Spectrally Pruned Gaussian Fields with Neural Compensation

TL;DR

SUNDAE tackles the memory bottleneck of 3D Gaussian splatting by introducing spectral pruning on a Gaussian primitive graph and a lightweight neural compensation head. The graph-based pruning, grounded in graph signal processing, selectively removes redundant primitives while preserving essential signals; the neural compensation module then mixes remaining primitives to recover rendering quality. Across multiple datasets, SUNDAE achieves substantially lower memory footprints (e.g., 104 MB) with competitive or superior PSNR/SSIM/LPIPS and real-time-like FPS compared to denser baselines. The work demonstrates that explicit modeling of primitive relationships enables strong memory efficiency and practical rendering performance on edge devices and mobile platforms. The proposed continuous pruning option offers an alternative training strategy, though the training-then-pruning pipeline with a 50% pruning ratio delivers robust results with clear efficiency gains.

Abstract

Recently, 3D Gaussian Splatting, as a novel 3D representation, has garnered attention for its fast rendering speed and high rendering quality.
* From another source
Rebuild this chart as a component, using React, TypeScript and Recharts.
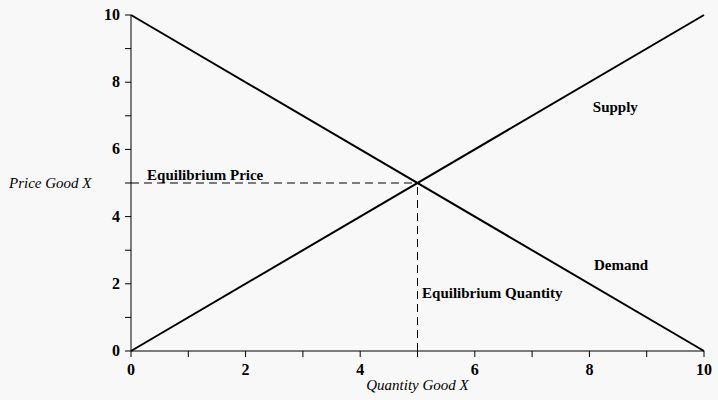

However, this comes with high memory consumption, e.g., a well-trained Gaussian field may utilize three million Gaussian primitives and over 700 MB of memory. We credit this high memory footprint to the lack of consideration for the relationship between primitives. In this paper, we propose a memory-efficient Gaussian field named SUNDAE with spectral pruning and neural compensation. On one hand, we construct a graph on the set of Gaussian primitives to model their relationship and design a spectral down-sampling module to prune out primitives while preserving desired signals. On the other hand, to compensate for the quality loss of pruning Gaussians, we exploit a lightweight neural network head to mix splatted features, which effectively compensates for quality losses while capturing the relationship between primitives in its weights. We demonstrate the performance of SUNDAE with extensive results. For example, SUNDAE can achieve 26.80 PSNR at 145 FPS using 104 MB memory while the vanilla Gaussian splatting algorithm achieves 25.60 PSNR at 160 FPS using 523 MB memory, on the Mip-NeRF360 dataset. Codes are publicly available at https://runyiyang.github.io/projects/SUNDAE/.
Paper Structure (19 sections, 11 equations, 6 figures, 6 tables)

This paper contains 19 sections, 11 equations, 6 figures, 6 tables.

Figures (6)

  • Figure 1: The left panel shows vanilla 3D Gaussian splatting, which requires a large amount of storage as it does not capture the relationship between primitives. The middle panel shows our spectral pruning technique that is based upon the relationship between 3D Gaussians. The right panel shows that the neural compensation head exploits the relationship between 2D feature splatting results to improve rendering.
  • Figure 2: (a) Pipeline: Our proposed method warms up a 3D Gaussian field firstly, followed by a Graph-based pruning strategy to down-sample the Gaussian primitives, and a convolutional neural network to compensate the losses caused by pruning. (b) Graph-based Pruning: A graph based on the spatial relationship between the Gaussian primitives, is utilized for pruning post warm-up. Employing a band-limited graph filter, this process facilitates the extraction of fine details from high-frequency components, alongside capturing general features from low-frequency parts, thereby enabling a comprehensive and efficient representation of the entire scene.
  • Figure 3: The pruned Gaussian primitive centers with different pruning strategy.
  • Figure 4: Qualitative results of our novel view synthesis. The scenes are, from the top down: Bicycle, Counter, Garden, Kitchen, Room and Stump from the Mip-NeRF360 dataset; DrJohnson, Playroom from the Deep Blending dataset and Train from Tanks&Temples. Non-obvious differences in quality highlighted by arrows/insets.
  • Figure 5: Visualization with and without neural compensation.